Ciertamente, si no han faltado nombres de calidad para atacar a Galsworthy, sus imprecaciones habrían de verse compensadas con las alabanzas de Conrad –su gran amigo- o Katherine Mansfield. E incluso sus “convenciones eduardianas pasadas de moda” no deben poner en olvido que, allá por 1906, el propio Galsworthy había sacudido otras convenciones, en este caso victorianas, con el arranque de La saga de los Forsyte. Sin duda, las críticas powellianas figuran entre las de mayor crédito: a su modo, tanto Powell como Galsworthy compartieron la monumentalidad de un proyecto narrativo que buscaba ofrecer el alzado novelístico de la Inglaterra de su tiempo. En el caso del Nobel, la sátira de su clase social parece buscar el amparo de las palabras de Eliot: si los critico, es porque son los míos y me importan.

 

De Harrow a Oxford, hijo letraherido de una dinastía mercantil, Galsworthy tenía, en efecto, las mejores cualificaciones para tratar de ese sistema de clases que ha sido “la viruela inglesa” desde que Stendhal viera su sociedad “compartimentada como un bambú”. Si pensamos en Wilde, en Wodehouse o en el propio Powell, no es un tema menor en la tradición británica, si bien Galsworthy lo abordará desde un punto de vista tan concreto como vitalmente cercano: la lucha de las familias de riqueza reciente en busca de una legitimación cultural y social.
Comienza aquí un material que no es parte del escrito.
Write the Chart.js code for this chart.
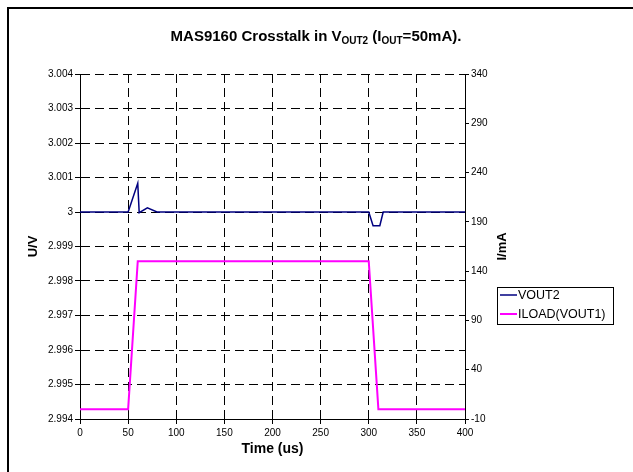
<!DOCTYPE html>
<html>
<head>
<meta charset="utf-8">
<script src="https://cdn.jsdelivr.net/npm/chart.js@4/dist/chart.umd.min.js"></script>
<style>
html,body{margin:0;padding:0;background:#fff;}
#wrap{width:633px;height:472px;position:relative;}
</style>
</head>
<body>
<div id="wrap"><canvas id="c" width="633" height="472"></canvas></div>
<script>
// ---- data ----
const timeTicks = [0, 50, 100, 150, 200, 250, 300, 350, 400];
const voltTicks = [2.994, 2.995, 2.996, 2.997, 2.998, 2.999, 3.000, 3.001, 3.002, 3.003, 3.004];
const voltTickLabels = ['2.994', '2.995', '2.996', '2.997', '2.998', '2.999', '3', '3.001', '3.002', '3.003', '3.004'];
const currentTicks = [-10, 40, 90, 140, 190, 240, 290, 340];

const vout2Time  = [0, 50, 60, 61.5, 70, 80, 300, 304.5, 311.5, 315, 400];
const vout2Volts = [3.0, 3.0, 3.00083, 2.99998, 3.00012, 3.0, 3.0, 2.9996, 2.9996, 3.0, 3.0];

const iloadTime = [0, 50, 60, 300, 310, 400];
const iloadmA   = [0, 0, 150, 150, 0, 0];

const seriesLabels = ['VOUT2', 'ILOAD(VOUT1)'];
const titleParts = [
  {text: 'MAS9160 Crosstalk in V', sub: false},
  {text: 'OUT2', sub: true},
  {text: ' (I', sub: false},
  {text: 'OUT', sub: true},
  {text: '=50mA).', sub: false}
];
const xTitle = 'Time (us)';
const yLeftTitle = 'U/V';
const yRightTitle = 'I/mA';

// ---- chart ----
const FONT = "'Liberation Sans', Arial, Helvetica, sans-serif";
Chart.defaults.font.family = FONT;
Chart.defaults.color = '#000';

const decor = {
  id: 'decor',
  beforeDraw(chart) {
    const ctx = chart.ctx;
    ctx.save();
    ctx.fillStyle = '#fff';
    ctx.fillRect(0, 0, chart.width, chart.height);
    ctx.restore();
  },
  afterDraw(chart) {
    const ctx = chart.ctx;
    const area = chart.chartArea;
    ctx.save();
    // outer frame
    ctx.strokeStyle = '#000';
    ctx.lineWidth = 2;
    ctx.strokeRect(8, 8, 700, 600);

    // title with subscripts
    const mainFont = 'bold 15px ' + FONT;
    const subFont = 'bold 10px ' + FONT;
    let w = 0;
    titleParts.forEach(p => { ctx.font = p.sub ? subFont : mainFont; w += ctx.measureText(p.text).width; });
    let x = 316 - w / 2;
    const base = 40.5;
    ctx.fillStyle = '#000';
    ctx.textBaseline = 'alphabetic';
    ctx.textAlign = 'left';
    titleParts.forEach(p => {
      ctx.font = p.sub ? subFont : mainFont;
      ctx.fillText(p.text, x, p.sub ? base + 3.5 : base);
      x += ctx.measureText(p.text).width;
    });

    // right axis title
    ctx.save();
    ctx.translate(502, (area.top + area.bottom) / 2);
    ctx.rotate(-Math.PI / 2);
    ctx.font = 'bold 13px ' + FONT;
    ctx.textAlign = 'center';
    ctx.textBaseline = 'middle';
    ctx.fillText(yRightTitle, 0, 0);
    ctx.restore();

    // legend
    const bx = 497.5, by = 287.5, bw = 116, bh = 37;
    ctx.strokeStyle = '#000';
    ctx.lineWidth = 1;
    ctx.strokeRect(bx, by, bw, bh);
    ctx.font = '12.5px ' + FONT;
    ctx.textAlign = 'left';
    ctx.textBaseline = 'middle';
    const rows = [296, 315];
    chart.data.datasets.forEach((ds, i) => {
      const y = rows[i];
      ctx.strokeStyle = ds.borderColor;
      ctx.lineWidth = ds.borderWidth;
      ctx.beginPath();
      ctx.moveTo(500, y - 1);
      ctx.lineTo(517, y - 1);
      ctx.stroke();
      ctx.fillStyle = '#000';
      ctx.fillText(ds.label, 518, y);
    });
    ctx.restore();
  }
};

const tickFont = {size: 10};

new Chart(document.getElementById('c'), {
  type: 'line',
  data: {
    datasets: [
      {
        label: seriesLabels[0],
        data: vout2Time.map((t, i) => ({x: t, y: vout2Volts[i]})),
        yAxisID: 'yV',
        borderColor: '#000080',
        borderWidth: 1.5,
        pointRadius: 0,
        tension: 0,
        fill: false
      },
      {
        label: seriesLabels[1],
        data: iloadTime.map((t, i) => ({x: t, y: iloadmA[i]})),
        yAxisID: 'yI',
        borderColor: '#ff00ff',
        borderWidth: 2,
        pointRadius: 0,
        tension: 0,
        fill: false
      }
    ]
  },
  options: {
    responsive: false,
    animation: false,
    devicePixelRatio: 1,
    layout: {padding: {top: 74, left: 0, right: 0, bottom: 0}},
    plugins: {legend: {display: false}, tooltip: {enabled: false}, title: {display: false}},
    scales: {
      x: {
        type: 'linear',
        position: 'bottom',
        min: 0, max: 400,
        afterBuildTicks: s => { s.ticks = timeTicks.map(v => ({value: v})); },
        afterFit: s => { s.height = 53; },
        ticks: {font: tickFont, color: '#000', padding: 3, maxRotation: 0, callback: (v) => String(v)},
        grid: {color: '#000', lineWidth: 1, tickLength: 5, tickBorderDash: [], tickColor: '#000'},
        border: {display: true, color: '#000', width: 1, dash: [9, 5]},
        title: {display: true, text: xTitle, font: {size: 14, weight: 'bold'}, color: '#000', padding: {top: 0, bottom: 14}}
      },
      yV: {
        type: 'linear',
        position: 'left',
        min: 2.994, max: 3.004,
        afterBuildTicks: s => { s.ticks = voltTicks.map(v => ({value: v})); },
        afterFit: s => { s.width = 80; },
        ticks: {font: tickFont, color: '#000', padding: 2, callback: (v, i) => voltTickLabels[i]},
        grid: {color: '#000', lineWidth: 1, tickLength: 5, tickBorderDash: [], tickColor: '#000'},
        border: {display: true, color: '#000', width: 1, dash: [9, 5]},
        title: {display: true, text: yLeftTitle, font: {size: 13, weight: 'bold'}, color: '#000', padding: {top: 26, bottom: 0}}
      },
      yI: {
        type: 'linear',
        position: 'right',
        min: -10, max: 340,
        afterBuildTicks: s => { s.ticks = currentTicks.map(v => ({value: v})); },
        afterFit: s => { s.width = 168; },
        ticks: {font: tickFont, color: '#000', padding: 2, callback: (v) => String(v)},
        grid: {drawOnChartArea: false, color: '#000', lineWidth: 1, tickLength: 4, tickBorderDash: [], tickColor: '#000'},
        border: {display: true, color: '#000', width: 1}
      }
    }
  },
  plugins: [decor]
});
</script>
</body>
</html>
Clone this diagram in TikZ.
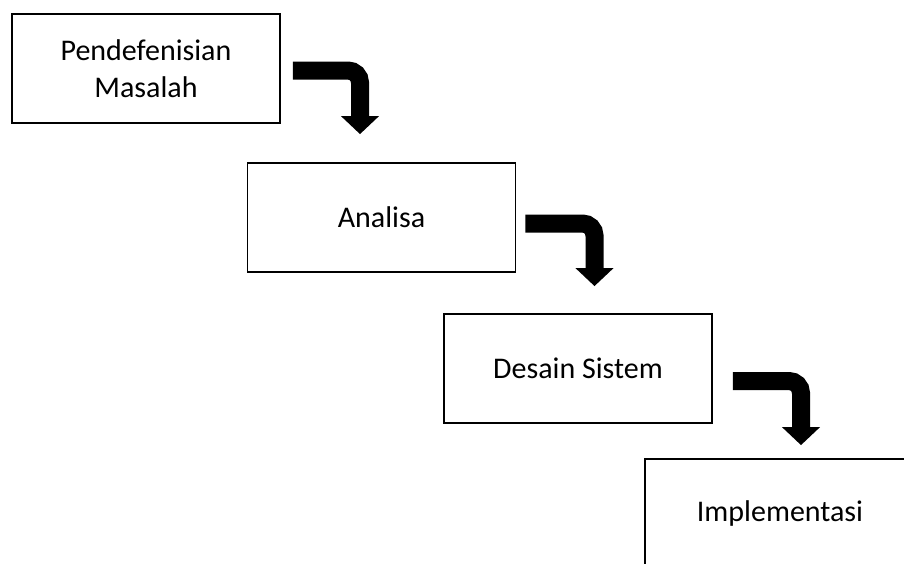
\documentclass[tikz,border=0pt]{standalone}
\usepackage{fontspec}
\setmainfont{Carlito}
\usetikzlibrary{arrows.meta,calc}
\definecolor{boxline}{RGB}{0,0,0}
\definecolor{flowfill}{RGB}{0,0,0}

\begin{document}
\begin{tikzpicture}[x=1pt,y=-1pt,
  stage/.style={draw=boxline,line width=1.8pt,minimum width=268pt,
    minimum height=109pt,align=center,font=\fontsize{30}{37}\selectfont},
  flow/.style={draw=flowfill,line width=18pt,rounded corners=12pt,
    -{Triangle[width=37pt,length=18pt]}}]
\clip(0,0)rectangle(904,563);
\node[stage](pm)at(146,68.5){Pendefenisian\\Masalah};
\node[stage](an)at(381.5,217.5){Analisa};
\node[stage](ds)at(578,368.5){Desain Sistem};
\node[stage,minimum width=270pt](im)at(780,513.5){Implementasi};
\coordinate(s1)at($(pm.east)+(12,2)$);
\coordinate(t1)at($(an.north)+(-21.5,-28)$);
\coordinate(s2)at($(an.east)+(9,6)$);
\coordinate(t2)at($(ds.north)+(16.5,-27)$);
\coordinate(s3)at($(ds.east)+(20,12.5)$);
\coordinate(t3)at($(im.north)+(21,-13)$);
\foreach \s/\t in {s1/t1,s2/t2,s3/t3}
  \draw[flow](\s)-|(\t);
\end{tikzpicture}
\end{document}
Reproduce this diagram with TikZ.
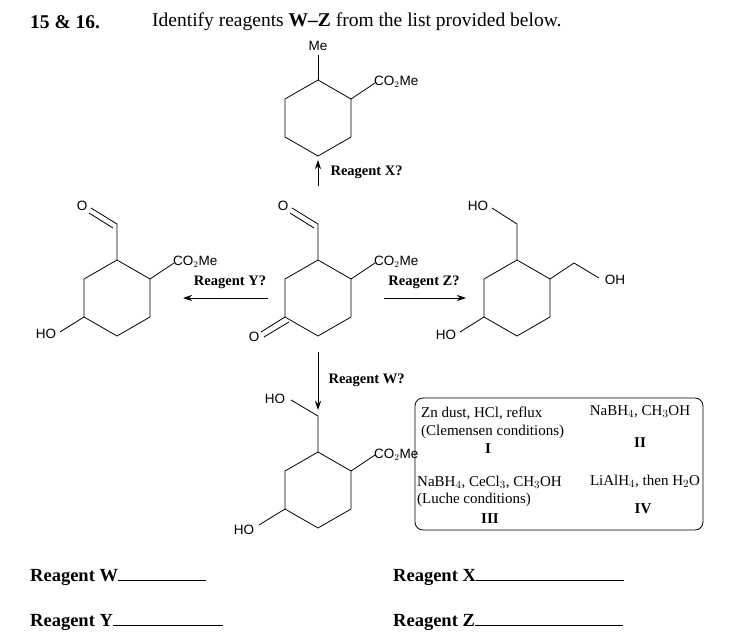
\documentclass[tikz,border=0pt]{standalone}
\usepackage{fontspec}
\setmainfont{Liberation Serif}
\newfontfamily\chemfont{Liberation Sans}
\usetikzlibrary{arrows.meta,positioning,calc}

% hexagon with pointy top, centre (#1,#2)
\newcommand{\hexring}[2]{%
  \draw[bond] (#1,#2-38) -- (#1+33,#2-19) -- (#1+33,#2+19) -- (#1,#2+38)
    -- (#1-33,#2+19) -- (#1-33,#2-19) -- cycle;}

\tikzset{
  bond/.style={line width=0.8pt, line join=round},
  atom/.style={font=\chemfont\fontsize{13.5}{13.5}\selectfont, inner sep=1pt},
  rxn/.style={-{Stealth[length=9pt,width=6pt]}, line width=0.8pt},
  rlab/.style={font=\bfseries\fontsize{14.5}{14.5}\selectfont},
  boxtxt/.style={font=\fontsize{15}{16}\selectfont, inner sep=0pt},
  roman/.style={font=\bfseries\fontsize{15}{16}\selectfont, inner sep=0pt},
  answer/.style={font=\bfseries\fontsize{18.5}{18.5}\selectfont, anchor=west, inner sep=0pt}
}

\begin{document}
\begin{tikzpicture}[x=1pt, y=-1pt]
  \useasboundingbox (0,0) rectangle (748,634);

  % Title
  \node[anchor=west, font=\bfseries\fontsize{19.5}{19.5}\selectfont, inner sep=0pt] (num) at (30,22) {15 \& 16.};
  \node[anchor=west, font=\fontsize{19.5}{19.5}\selectfont, inner sep=0pt] (task) at (152,22)
    {Identify reagents \textbf{W--Z} from the list provided below.};

  % Top product (reagent X)
  \hexring{318}{118}
  \draw[bond] (318,80) -- (318,55);
  \node[atom] (me) at (318,46) {Me};
  \draw[bond] (351,99) -- (375,83);
  \node[atom, anchor=west] (esX) at (373,82) {CO$_2$Me};

  % Starting material (centre)
  \hexring{318}{298}
  \draw[bond] (318,260) -- (318,224) -- (292,208);
  \draw[bond] (314,228) -- (290,213);
  \node[atom] (oA) at (283,206) {O};
  \draw[bond] (351,279) -- (375,263);
  \node[atom, anchor=west] (esC) at (373,262) {CO$_2$Me};
  \draw[bond] (285,317) -- (261,332);
  \draw[bond] (289,322) -- (264,337);
  \node[atom] (oK) at (254,337) {O};

  % Left product (reagent Y)
  \hexring{117}{298}
  \draw[bond] (117,260) -- (117,224) -- (91,208);
  \draw[bond] (113,228) -- (89,213);
  \node[atom] (oY) at (82,206) {O};
  \draw[bond] (150,279) -- (174,263);
  \node[atom, anchor=west] (esY) at (172,262) {CO$_2$Me};
  \draw[bond] (84,317) -- (60,332);
  \node[atom] (hoY) at (46,334) {HO};

  % Right product (reagent Z)
  \hexring{517}{298}
  \draw[bond] (517,260) -- (517,224) -- (492,208);
  \node[atom] (hoZa) at (478,206) {HO};
  \draw[bond] (550,279) -- (574,263) -- (599,278);
  \node[atom] (ohZ) at (615,280) {OH};
  \draw[bond] (484,317) -- (460,332);
  \node[atom] (hoZb) at (446,335) {HO};

  % Bottom product (reagent W)
  \hexring{318}{490}
  \draw[bond] (318,452) -- (318,416) -- (291,400);
  \node[atom] (hoWa) at (275,399) {HO};
  \draw[bond] (351,471) -- (375,455);
  \node[atom, anchor=west] (esW) at (373,455) {CO$_2$Me};
  \draw[bond] (285,509) -- (259,525);
  \node[atom] (hoWb) at (244,530) {HO};

  % Reaction arrows
  \coordinate (xs) at (318,186); \coordinate (xe) at (318,160);
  \coordinate (ys) at (268,298); \coordinate (ye) at (183,298);
  \coordinate (zs) at (384,298); \coordinate (ze) at (466,298);
  \coordinate (ws) at (318,352); \coordinate (we) at (318,410);
  \draw[rxn] (xs) -- (xe);
  \draw[rxn] (ys) -- (ye);
  \draw[rxn] (zs) -- (ze);
  \draw[rxn] (ws) -- (we);
  \node[rlab, anchor=west] (labX) at (327,172) {Reagent X?};
  \node[rlab] (labY) at (230,282) {Reagent Y?};
  \node[rlab] (labZ) at (424,282) {Reagent Z?};
  \node[rlab, anchor=west] (labW) at (325,380) {Reagent W?};

  % Reagent list
  \draw[rounded corners=8pt, line width=0.8pt] (415,398) rectangle (703,530);
  \node[boxtxt, anchor=west] (r1a) at (421,413) {Zn dust, HCl, reflux};
  \node[boxtxt, anchor=west] (r1b) at (421,432) {(Clemensen conditions)};
  \node[roman] (r1) at (488,449) {I};
  \node[boxtxt] (r2a) at (640,412) {NaBH$_4$, CH$_3$OH};
  \node[roman] (r2) at (640,443) {II};
  \node[boxtxt, anchor=west] (r3a) at (417,482) {NaBH$_4$, CeCl$_3$, CH$_3$OH};
  \node[boxtxt, anchor=west] (r3b) at (417,500) {(Luche conditions)};
  \node[roman] (r3) at (490,519) {III};
  \node[boxtxt] (r4a) at (645,481) {LiAlH$_4$, then H$_2$O};
  \node[roman] (r4) at (643,509) {IV};

  % Answer lines
  \node[answer] (ansW) at (30,577) {Reagent W\rule{88pt}{0.9pt}};
  \node[answer] (ansX) at (393,577) {Reagent X\rule{148pt}{0.9pt}};
  \node[answer] (ansY) at (30,622) {Reagent Y\rule{110pt}{0.9pt}};
  \node[answer] (ansZ) at (393,622) {Reagent Z\rule{148pt}{0.9pt}};
\end{tikzpicture}
\end{document}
Con una hechura clásica en la forma, ese será el eje tanto de El mono blanco (1924) como de La cuchara de plata (1926), primeros volúmenes de la trilogía que, bajo el título Una comedia moderna, iba a dar continuidad a La saga de los Forsyte. Tras una suerte editorial fluctuante, hay que saludar el rescate de Reino de Cordelia y DeBolsillo: la segunda entrega de Galsworthy no ha tenido nunca el impacto de la fundacional, y sin embargo no le envidia nada en soltura y capacidad de convicción.

 

En un Londres que busca, entre ligerezas y nihilismos, soldar las fracturas de la Gran Guerra, dos generaciones de Forsytes encarnarán los equilibrios en la convivencia de un mundo viejo y un mundo nuevo. Son Soames –patriarca adusto- y Fleur -hija salonnarde-, coincidentes tan solo en su afán de medrar en el campo minado de malicias de la alta sociedad. Con su ambientación de club y Parlamento, las vivencias de la familia se verán pespunteadas por las preocupaciones de “la vida nacional”, de la reforma social al psicoanálisis o la vanguardia artística, en un mundo donde una acusación de esnobismo podía acabar con una citación de los tribunales. Es ahí donde Galsworthy parece menos satirizar a su clase que –por fin- tomar revancha de sus críticos: si el viejo Forsyte reproduce una Englishness pastoril y nostálgica –“¿dónde están esas cabezas actuales capaces de igualar a las victorianas?”-, la representación de Fleur servirá para dejar al descubierto “el cinismo de la modernidad” como enfermedad de la posguerra. Que Galsworthy pueda reírse, criticar y absolver a los dos lo muestra como lo que es: un escritor de fuste poderoso y no un simple relojero de la novela. Alguien a quien levantar ya la excomunión.